Mi ha molto turbato la vicenda del quindicenne suicidatosi (si dice) per la frustrazione dovuta all’ironia sulla sua omosessualità. La regola del buon blogger e dell’opinionista sempre sul pezzo comanderebbe di costruirci subito un opinione dopo avere letto i primi lanci di agenzia, tipo “fast news” da pagare alla cassa del seguito e del consenso. Sarebbe bastato leggere il resoconto della deputata Paola Concia che ha incontrato i compagni di classe del ragazzo per capire che le semplificazioni (anche quelle giornalistiche) in questi casi rischiano di essere dannose.
Poi ovviamente oggi si titola che “la rete uccide”, che “i social sono troppo pericolosi” e tanto altro sulla stessa linea. Come scrive Fabio Chiusi sul suo blog:
E quindi, è il passo ancora successivo, sceglierebbero l’unica strada possibile: i filtri preventivi.
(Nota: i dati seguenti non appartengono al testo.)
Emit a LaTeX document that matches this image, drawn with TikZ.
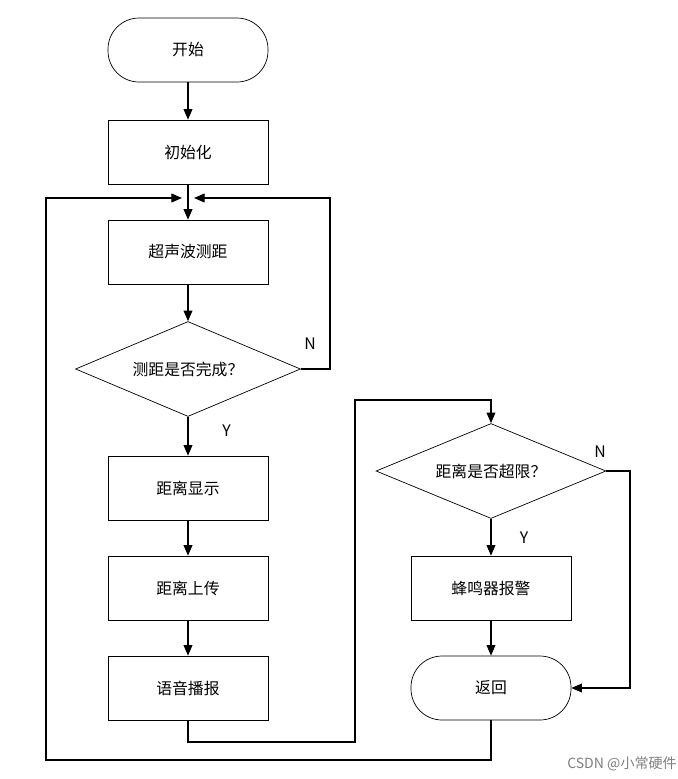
\documentclass[tikz,border=0pt]{standalone}
\usepackage{fontspec}
\setmainfont{Noto Sans CJK SC}
\usetikzlibrary{shapes.geometric,arrows.meta,calc}

\begin{document}
\begin{tikzpicture}[x=0.02cm, y=-0.02cm,
    terminal/.style={rectangle, rounded corners=0.62cm, draw, minimum width=3.2cm, minimum height=1.28cm, font=\small},
    process/.style={rectangle, draw, minimum width=3.2cm, minimum height=1.28cm, font=\small},
    decision/.style={diamond, draw, aspect=2.38, inner sep=1pt, minimum width=4.5cm, minimum height=1.9cm, font=\small},
    flow/.style={-{Triangle[length=6pt,width=5pt]}, line width=0.6pt},
    lbl/.style={font=\small}
]
\useasboundingbox (0,0) rectangle (678,779);

% Main column
\node[terminal] (start) at (188,50) {开始};
\node[process] (init) at (188,152) {初始化};
\node[process] (measure) at (188,252) {超声波测距};
\node[decision] (done) at (188,369) {测距是否完成？};
\node[process] (show) at (188,488) {距离显示};
\node[process] (upload) at (188,588) {距离上传};
\node[process] (voice) at (188,688) {语音播报};

% Alarm column
\node[decision, minimum width=4.6cm] (over) at (491,471) {距离是否超限？};
\node[process] (alarm) at (491,588) {蜂鸣器报警};
\node[terminal] (ret) at (491,688) {返回};

% Joining point above measurement
\coordinate (join) at (188,198);

\draw[flow] (start) -- (init);
\draw[flow] (init) -- (measure);
\draw[flow] (measure) -- (done);
\draw[flow] (done) -- node[lbl, right, pos=0.35, xshift=16pt] {Y} (show);
\draw[flow] (show) -- (upload);
\draw[flow] (upload) -- (voice);

% N loop back to measurement
\draw[flow] (done.east) -- (330,369) -- (330,198) -- ($(join)+(6,0)$);
\node[lbl] (nlbl) at (310,344) {N};

% To alarm check
\draw[flow] (voice.south) -- (188,742) -- (355,742) -- (355,400) -- (491,400) -- (over.north);
\draw[flow] (over) -- (alarm);
\node[lbl] (ylbl) at (524,538) {Y};
\draw[flow] (over.east) -- (630,471) -- (630,688) -- (ret.east);
\node[lbl] (nlbl2) at (600,452) {N};
\draw[flow] (alarm) -- (ret);

% Return loop
\draw[flow] (ret.south) -- (491,760) -- (46,760) -- (46,198) -- ($(join)+(-6,0)$);

\node[font=\footnotesize, gray] (mark) at (622,764) {CSDN @小常硬件};
\end{tikzpicture}
\end{document}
Con questo non si vuole minimizzare o banalizzare il problema del cyber-bullismo, degli insulti che alimentano spirali di disperazione la cui profondità è insondabile a chiunque non ne sia mai stato almeno sedotto. Si vuole semplicemente – e banalmente – dire che «la Rete» non uccide nessuno, che sono le persone a farlo. Che prima di emettere sentenze bisognerebbe cercare, con molta umiltà, di capire. E che, specie in casi delicati come questi, le esigenze giornalistiche dovrebbero lasciare il passo al rispetto per l’umanissima complessità dei fatti.
Perché quando non sono più le persone ad essere il soggetto dell’analisi e dell’opinione la cautela è un dovere morale.